3. **Testing with Simple Examples (Making Sure the Numbers are Right!):**
Since we know the general direction is correct and the perpendicularity checks out, we can try some super simple vector examples to make sure the "numbers" (the dot products like $\mathbf{a} \cdot \mathbf{c}$) are correct. We'll use our basic unit vectors: $\hat{\mathbf{i}}$ (pointing along the x-axis), $\hat{\mathbf{j}}$ (along the y-axis), and $\hat{\mathbf{k}}$ (along the z-axis). Remember:
* $\hat{\mathbf{i}} \times \hat{\mathbf{j}} = \hat{\mathbf{k}}$
* $\hat{\mathbf{j}} \times \hat{\mathbf{k}} = \hat{\mathbf{i}}$
* $\hat{\mathbf{k}} \times \hat{\mathbf{i}} = \hat{\mathbf{j}}$
* $\hat{\mathbf{i}} \cdot \hat{\mathbf{i}} = 1$ (same direction, length 1)
* $\hat{\mathbf{i}} \cdot \hat{\mathbf{j}} = 0$ (perpendicular)

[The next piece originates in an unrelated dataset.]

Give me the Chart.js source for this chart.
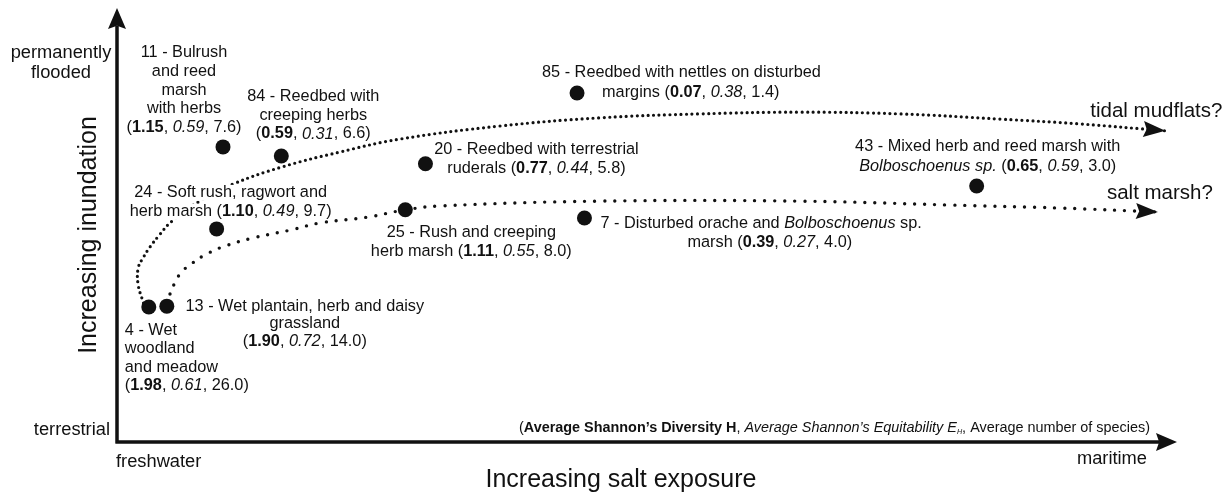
<!DOCTYPE html>
<html>
<head>
<meta charset="utf-8">
<script src="https://cdn.jsdelivr.net/npm/chart.js@4.4.1/dist/chart.umd.min.js"></script>
<style>
  html, body { margin: 0; padding: 0; background: #fff; }
  #wrap { position: relative; width: 1230px; height: 494px; }
</style>
</head>
<body>
<div id="wrap"><canvas id="chart"></canvas></div>
<script>
// Vegetation communities along the salt exposure / inundation gradients

// --- data ---
var siteIds = [4, 13, 11, 84, 24, 20, 25, 85, 7, 43];
var siteNames = [
  'Wet\nwoodland\nand meadow',
  'Wet plantain, herb and daisy\ngrassland',
  'Bulrush\nand reed\nmarsh\nwith herbs',
  'Reedbed with\ncreeping herbs',
  'Soft rush, ragwort and\nherb marsh',
  'Reedbed with terrestrial\nruderals',
  'Rush and creeping\nherb marsh',
  'Reedbed with nettles on disturbed\nmargins',
  'Disturbed orache and *Bolboschoenus* sp.\nmarsh',
  'Mixed herb and reed marsh with\n*Bolboschoenus sp.*'
];
var diversityH = [1.98, 1.90, 1.15, 0.59, 1.10, 0.77, 1.11, 0.07, 0.39, 0.65];
var equitabilityE = [0.61, 0.72, 0.59, 0.31, 0.49, 0.44, 0.55, 0.38, 0.27, 0.59];
var speciesCount = [26.0, 14.0, 7.6, 6.6, 9.7, 5.8, 8.0, 1.4, 4.0, 3.0];
// position on the (unitless) salt exposure and inundation gradients
var saltX = [3.0, 4.7, 10.0, 15.5, 9.4, 29.1, 27.2, 43.4, 44.1, 81.1];
var inundationY = [31.1, 31.3, 68.0, 65.9, 49.1, 64.1, 53.5, 80.4, 51.6, 59.0];

// trajectories
var tidalX = [2.5, 2.0, 2.0, 2.5, 3.1, 4.0, 5.1, 7.8, 10.9, 15.6, 21.0, 26.7, 36.1, 45.6, 55.0, 64.4, 73.9, 83.3, 90.8, 98.9];
var tidalY = [32.0, 36.2, 40.1, 42.6, 44.9, 47.7, 50.7, 55.5, 59.4, 63.4, 66.8, 69.8, 72.8, 74.7, 75.6, 76.0, 75.6, 74.4, 73.3, 71.7];
var saltMarshX = [5.0, 5.5, 6.1, 7.1, 8.3, 9.9, 12.8, 16.3, 19.2, 23.6, 27.2, 30.5, 45.6, 64.4, 78.6, 89.0, 98.2];
var saltMarshY = [34.1, 36.9, 39.2, 41.2, 43.1, 44.9, 47.0, 48.8, 50.5, 51.8, 53.5, 54.4, 55.5, 55.5, 54.6, 53.9, 53.0];

var axisText = {
  yHigh: ['permanently', 'flooded'],
  yLow: 'terrestrial',
  xLow: 'freshwater',
  xHigh: 'maritime',
  yTitle: 'Increasing inundation',
  xTitle: 'Increasing salt exposure',
  tidal: 'tidal mudflats?',
  saltMarsh: 'salt marsh?'
};

// --- label layout (pixel offsets from each point) ---
var labelLayout = {
  4:  { dx: -24, dy: 23, align: 'left', lh: 18.5, sep: '\n' },
  13: { dx: 138, dy: 0, align: 'center', lh: 17.5, sep: '\n' },
  11: { dx: -39, dy: -94, align: 'center', lh: 18.7, sep: '\n' },
  84: { dx: 32, dy: -59, align: 'center', lh: 18.5, sep: '\n' },
  24: { dx: 14, dy: -36, align: 'center', lh: 19, sep: ' ', bg: true },
  20: { dx: 111, dy: -14, align: 'center', lh: 18.5, sep: ' ' },
  25: { dx: 66, dy: 23, align: 'center', lh: 19, sep: ' ' },
  85: { lineDx: [-35, 25], dy: -21, align: 'left', lh: 20, sep: ' ' },
  7:  { lineDx: [16, 103], dy: 5, align: 'left', lh: 19, sep: ' ' },
  43: { dx: 11, dy: -39, align: 'center', lh: 20, sep: ' ' }
};

var FONT = '"Liberation Sans", Arial, Helvetica, sans-serif';
var INK = '#111';
var LABEL_SIZE = 16.3;
var END_SIZE = 18.3;
var TITLE_SIZE = 25;

function fontFor(style, size) {
  var w = style === 'b' ? 'bold ' : '';
  var it = style === 'i' ? 'italic ' : '';
  return it + w + size + 'px ' + FONT;
}

function parseLine(str) {
  var parts = str.split('*');
  var segs = [];
  parts.forEach(function (p, i) {
    if (p) segs.push({ t: p, s: i % 2 ? 'i' : '' });
  });
  return segs;
}

function buildLabel(i) {
  var lay = labelLayout[siteIds[i]];
  var lines = (siteIds[i] + ' - ' + siteNames[i]).split('\n').map(parseLine);
  var stats = [
    { t: '(', s: '' },
    { t: diversityH[i].toFixed(2), s: 'b' },
    { t: ', ', s: '' },
    { t: equitabilityE[i].toFixed(2), s: 'i' },
    { t: ', ' + speciesCount[i].toFixed(1) + ')', s: '' }
  ];
  if (lay.sep === '\n') {
    lines.push(stats);
  } else {
    var last = lines[lines.length - 1];
    last.push({ t: ' ', s: '' });
    lines[lines.length - 1] = last.concat(stats);
  }
  return lines;
}

function drawSegs(ctx, segs, x, y, align, size, bg) {
  var w = 0;
  segs.forEach(function (s) { ctx.font = fontFor(s.s, size); s.w = ctx.measureText(s.t).width; w += s.w; });
  var sx = align === 'center' ? x - w / 2 : (align === 'right' ? x - w : x);
  if (bg) {
    ctx.fillStyle = '#fff';
    ctx.fillRect(sx - 2, y - 8, w + 4, 16);
  }
  ctx.fillStyle = INK;
  ctx.textAlign = 'left';
  ctx.textBaseline = 'middle';
  segs.forEach(function (s) {
    ctx.font = fontFor(s.s, size);
    ctx.fillText(s.t, sx, y);
    sx += s.w;
  });
}

function arrowHead(ctx, x, y, angle, len, half) {
  ctx.save();
  ctx.translate(x, y);
  ctx.rotate(angle);
  ctx.beginPath();
  ctx.moveTo(0, 0);
  ctx.lineTo(-len, -half);
  ctx.lineTo(-len * 0.85, 0);
  ctx.lineTo(-len, half);
  ctx.closePath();
  ctx.fillStyle = INK;
  ctx.fill();
  ctx.restore();
}

var diagramPlugin = {
  id: 'diagram',
  beforeDatasetsDraw: function (chart) {
    var ctx = chart.ctx, a = chart.chartArea;
    ctx.save();
    ctx.strokeStyle = INK;
    ctx.lineWidth = 3.5;
    ctx.beginPath();
    ctx.moveTo(a.left, a.bottom + 1.5);
    ctx.lineTo(a.left, a.top + 18);
    ctx.moveTo(a.left - 1.5, a.bottom);
    ctx.lineTo(a.right - 18, a.bottom);
    ctx.stroke();
    arrowHead(ctx, a.left, a.top, -Math.PI / 2, 21, 9);
    arrowHead(ctx, a.right, a.bottom, 0, 21, 9);
    ctx.restore();
  },
  afterDatasetsDraw: function (chart) {
    var ctx = chart.ctx, a = chart.chartArea;
    var xs = chart.scales.x, ys = chart.scales.y;
    ctx.save();

    // curve arrowheads
    [1, 2].forEach(function (di) {
      var pts = chart.getDatasetMeta(di).data;
      var p = pts[pts.length - 1], q = pts[pts.length - 2];
      var fx = p.cp1x != null ? p.cp1x : q.x, fy = p.cp1y != null ? p.cp1y : q.y;
      if (Math.abs(p.x - fx) < 0.5 && Math.abs(p.y - fy) < 0.5) { fx = q.x; fy = q.y; }
      arrowHead(ctx, p.x, p.y, Math.atan2(p.y - fy, p.x - fx), 22, 8);
    });

    // site labels
    siteIds.forEach(function (id, i) {
      var lay = labelLayout[id];
      var px = xs.getPixelForValue(saltX[i]);
      var py = ys.getPixelForValue(inundationY[i]);
      buildLabel(i).forEach(function (segs, li) {
        var dx = lay.lineDx ? lay.lineDx[li] : lay.dx;
        drawSegs(ctx, segs, px + dx, py + lay.dy + li * lay.lh, lay.align, LABEL_SIZE, lay.bg);
      });
    });

    // trajectory names
    var tEnd = tidalX.length - 1, sEnd = saltMarshX.length - 1;
    drawSegs(ctx, [{ t: axisText.tidal, s: '' }], xs.getPixelForValue(tidalX[tEnd]) - 9,
      ys.getPixelForValue(tidalY[tEnd]) - 19, 'center', 20.5);
    drawSegs(ctx, [{ t: axisText.saltMarsh, s: '' }], xs.getPixelForValue(saltMarshX[sEnd]) + 2,
      ys.getPixelForValue(saltMarshY[sEnd]) - 19, 'center', 20.5);

    // axis end labels
    drawSegs(ctx, [{ t: axisText.yHigh[0], s: '' }], 61, 53, 'center', END_SIZE);
    drawSegs(ctx, [{ t: axisText.yHigh[1], s: '' }], 61, 73, 'center', END_SIZE);
    drawSegs(ctx, [{ t: axisText.yLow, s: '' }], a.left - 7, a.bottom - 12, 'right', END_SIZE);
    drawSegs(ctx, [{ t: axisText.xLow, s: '' }], a.left - 1, a.bottom + 20, 'left', END_SIZE);
    drawSegs(ctx, [{ t: axisText.xHigh, s: '' }], a.right - 30, a.bottom + 17, 'right', END_SIZE);

    // axis titles
    drawSegs(ctx, [{ t: axisText.xTitle, s: '' }], 621, 480, 'center', TITLE_SIZE);
    ctx.save();
    ctx.translate(89, 235);
    ctx.rotate(-Math.PI / 2);
    drawSegs(ctx, [{ t: axisText.yTitle, s: '' }], 0, 0, 'center', TITLE_SIZE);
    ctx.restore();

    // caption key, squeezed to the narrow face of the original
    var cap = [
      { t: '(', s: '' },
      { t: 'Average Shannon\u2019s Diversity H', s: 'b' },
      { t: ', ', s: '' },
      { t: 'Average Shannon\u2019s Equitability E', s: 'i' },
      { t: 'H', s: 'sub' },
      { t: ', Average number of species)', s: '' }
    ];
    var total = 0;
    cap.forEach(function (s) {
      ctx.font = s.s === 'sub' ? fontFor('i', 7) : fontFor(s.s, 14);
      s.w = ctx.measureText(s.t).width;
      total += s.w;
    });
    var capRight = a.right - 27, capW = 631;
    ctx.save();
    ctx.translate(capRight - capW, a.bottom - 14);
    ctx.scale(capW / total, 1);
    ctx.fillStyle = INK;
    ctx.textBaseline = 'middle';
    ctx.textAlign = 'left';
    var cx = 0;
    cap.forEach(function (s) {
      ctx.font = s.s === 'sub' ? fontFor('i', 7) : fontFor(s.s, 14);
      ctx.fillText(s.t, cx, s.s === 'sub' ? 4 : 0);
      cx += s.w;
    });
    ctx.restore();

    ctx.restore();
  }
};

function toPoints(xs, ys) {
  return xs.map(function (x, i) { return { x: x, y: ys[i] }; });
}

new Chart(document.getElementById('chart'), {
  type: 'scatter',
  data: {
    datasets: [{
      label: 'Sites',
      data: toPoints(saltX, inundationY),
      pointRadius: 7.5,
      pointBackgroundColor: INK,
      pointBorderWidth: 0,
      showLine: false
    }, {
      label: 'Tidal mudflats',
      data: toPoints(tidalX, tidalY),
      showLine: true,
      pointRadius: 0,
      borderColor: INK,
      borderWidth: 3.2,
      borderDash: [0, 5.5],
      borderCapStyle: 'round',
      tension: 0.4
    }, {
      label: 'Salt marsh',
      data: toPoints(saltMarshX, saltMarshY),
      showLine: true,
      pointRadius: 0,
      borderColor: INK,
      borderWidth: 3.4,
      borderDash: [0, 10],
      borderCapStyle: 'round',
      tension: 0.4
    }]
  },
  options: {
    responsive: true,
    maintainAspectRatio: false,
    animation: false,
    layout: { padding: { left: 117, right: 53, top: 8, bottom: 52 } },
    scales: {
      x: { type: 'linear', min: 0, max: 100, display: false },
      y: { type: 'linear', min: 0, max: 100, display: false }
    },
    plugins: {
      legend: { display: false },
      tooltip: { enabled: false }
    }
  },
  plugins: [diagramPlugin]
});
</script>
</body>
</html>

**Case 1:** Let $\mathbf{a} = \hat{\mathbf{i}}$, $\mathbf{b} = \hat{\mathbf{j}}$, $\mathbf{c} = \hat{\mathbf{i}}$.
* **Left side:** $(\hat{\mathbf{i}} \times \hat{\mathbf{j}}) \times \hat{\mathbf{i}} = \hat{\mathbf{k}} \times \hat{\mathbf{i}} = \hat{\mathbf{j}}$.
* **Right side:** $(\hat{\mathbf{i}} \cdot \hat{\mathbf{i}})\hat{\mathbf{j}} - (\hat{\mathbf{j}} \cdot \hat{\mathbf{i}})\hat{\mathbf{i}} = (1)\hat{\mathbf{j}} - (0)\hat{\mathbf{i}} = \hat{\mathbf{j}}$.
* They match!

**Case 2:** Let $\mathbf{a} = \hat{\mathbf{i}}$, $\mathbf{b} = \hat{\mathbf{j}}$, $\mathbf{c} = \hat{\mathbf{j}}$.
* **Left side:** $(\hat{\mathbf{i}} \times \hat{\mathbf{j}}) \times \hat{\mathbf{j}} = \hat{\mathbf{k}} \times \hat{\mathbf{j}} = -\hat{\mathbf{i}}$.
* **Right side:** $(\hat{\mathbf{i}} \cdot \hat{\mathbf{j}})\hat{\mathbf{j}} - (\hat{\mathbf{j}} \cdot \hat{\mathbf{j}})\hat{\mathbf{i}} = (0)\hat{\mathbf{j}} - (1)\hat{\mathbf{i}} = -\hat{\mathbf{i}}$.
* They match again!

Since the left and right sides behave the same way for their direction and perpendicularity, and they match for these simple, yet different, test cases, we can be confident that the identity is true for all vectors!